The impact of the yield statement can be confusing. Writing code to mess around with it was somehow unhelpful. And the shocking "proved that couldn't have both a yield and a return in the same ... function" is a serious problem.

(Or a seriously incorrect summary of the conversation; a very real possibility considering the garbage-encrusted email. Or a sign that Python 3 isn't widely-enough used and the emil omitted this essential fact. And yes, I'm being overly sensitive to the garbage. But there's a better way to come to grips with reality and it involves asking questions and parsing details instead of repeating assumptions and writing garbage.)

An example


>>> def silly(n, stop=None):
 for i in range(n):
  if i == stop: return
  yield i

  
>>> list(silly(5))
[0, 1, 2, 3, 4]
>>> list(silly(5, stop=3))
[0, 1, 2]

This works in both Python 3.5.1 and 2.7.10.

Some discussion

A definition with no yield is a conventional function: the parameters from some domain are mapped to a return value in some range. Each mapping is a single evaluation of the function with concrete argument values.

A definition with a yield statement becomes an iterable generator of (potentially) multiple values. The return statement changes its behavior slightly. It no longer defines the one (and only) return value. In a generator function (one that has a yield) the return statement can be thought of as if it raised the StopIteration exception as a way to exit from the generator.

As can be seen in the example above, both statements are in one function. They both work to provide expected semantics.

The code which gets an error is this:

>>> def silly(n, stop=3):
...     for i in range(n):
...         if i == step: return "boom!"
...         yield i


The "why?" question is should -- perhaps -- be obvious at this point.  The return raises an exception; it doesn't provide a value.

The topic, however, remains troubling. The phrase "have both a yield and a return" is bothersome because it fails to recognize that the yield statement has a special role. The yield statement transforms the semantics of the function to make it into a different object with similar syntax.

It's not a matter of having them "both". It's matter of having a return in a generator. This is an entirely separate and trivial-to-answer question.

A Long Useless Rant

The email seems to contain an implicit assumption. It's the notion that programming language semantics are subtle and slippery things. And even "senior people" can't get it right. Because all programming languages (other then the email sender's personal favorite) are inherently confusing. The confusion cannot be avoided.

There are times when programming language semantics are confusing.  For example, the ++ operator in C is confusing. Nothing can be done about that. The original definition was tied to the PDP-11 machine instructions.
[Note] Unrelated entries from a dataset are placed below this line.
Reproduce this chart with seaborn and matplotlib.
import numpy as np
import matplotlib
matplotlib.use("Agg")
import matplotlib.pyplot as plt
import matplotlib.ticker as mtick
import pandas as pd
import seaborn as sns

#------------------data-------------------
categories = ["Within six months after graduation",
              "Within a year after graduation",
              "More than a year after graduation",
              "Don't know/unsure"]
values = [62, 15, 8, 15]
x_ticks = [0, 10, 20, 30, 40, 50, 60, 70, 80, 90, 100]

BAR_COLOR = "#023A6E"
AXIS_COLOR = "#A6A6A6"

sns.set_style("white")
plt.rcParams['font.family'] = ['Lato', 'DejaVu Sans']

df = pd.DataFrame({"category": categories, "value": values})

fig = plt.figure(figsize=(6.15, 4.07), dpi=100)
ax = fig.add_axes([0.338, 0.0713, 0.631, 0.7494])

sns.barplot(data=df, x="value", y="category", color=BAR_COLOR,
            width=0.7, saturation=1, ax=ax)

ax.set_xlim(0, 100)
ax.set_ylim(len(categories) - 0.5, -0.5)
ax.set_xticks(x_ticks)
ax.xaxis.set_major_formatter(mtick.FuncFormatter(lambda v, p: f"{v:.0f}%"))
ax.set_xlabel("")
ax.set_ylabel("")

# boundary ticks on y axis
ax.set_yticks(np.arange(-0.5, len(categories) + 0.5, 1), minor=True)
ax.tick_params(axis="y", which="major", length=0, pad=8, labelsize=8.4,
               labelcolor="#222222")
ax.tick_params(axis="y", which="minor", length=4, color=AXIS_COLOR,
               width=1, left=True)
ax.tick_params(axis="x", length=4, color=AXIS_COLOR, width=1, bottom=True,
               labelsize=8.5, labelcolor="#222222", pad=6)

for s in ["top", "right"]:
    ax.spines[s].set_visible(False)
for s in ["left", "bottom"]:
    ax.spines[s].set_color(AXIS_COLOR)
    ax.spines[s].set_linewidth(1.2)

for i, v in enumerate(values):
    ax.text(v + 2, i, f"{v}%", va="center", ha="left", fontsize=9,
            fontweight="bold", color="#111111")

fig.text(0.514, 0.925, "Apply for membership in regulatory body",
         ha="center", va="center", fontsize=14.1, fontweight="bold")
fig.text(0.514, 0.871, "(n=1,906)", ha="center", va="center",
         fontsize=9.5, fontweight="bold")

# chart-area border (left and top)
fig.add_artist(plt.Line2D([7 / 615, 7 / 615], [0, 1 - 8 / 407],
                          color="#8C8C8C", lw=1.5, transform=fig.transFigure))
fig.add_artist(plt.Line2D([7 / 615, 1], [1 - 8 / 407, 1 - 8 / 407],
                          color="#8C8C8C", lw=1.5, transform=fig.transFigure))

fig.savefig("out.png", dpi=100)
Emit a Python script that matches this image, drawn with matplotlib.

Since then... Well.... Aspects of the generated code are formally undefined.  Many languages have one or more places where the semantics are "undefined" or only defined by example.

This is not one of those times.

Here's the real problem I have with the garbage aspect of the email.

If you bring personal baggage to the conversation -- i.e., assumptions based on a comparison between some other language and Python -- confusion will erupt all over the place. Languages are different. Concepts don't map from language to language very well. Yes, there are simple abstract principles which have different concrete realizations in different languages. But among the various concrete realizations, there may not be a simple mapping.

It's essential to discard all knowledge of all previous favorite programming languages when learning a new language.

I'll repeat that for the author of the email.

Don't Go To The Well With A Full Bucket.

You won't get anything.

In this specific case, the notion of "function" in Python is expanded to include two superficially similar things. The syntax is nearly identical. But the behaviors are remarkably different. It's essential to grasp the idea that the two things are different, and can't be casually lumped together as "function/iterator".

The crux of the email appears to be a failure to get the Python language rules in a profound way.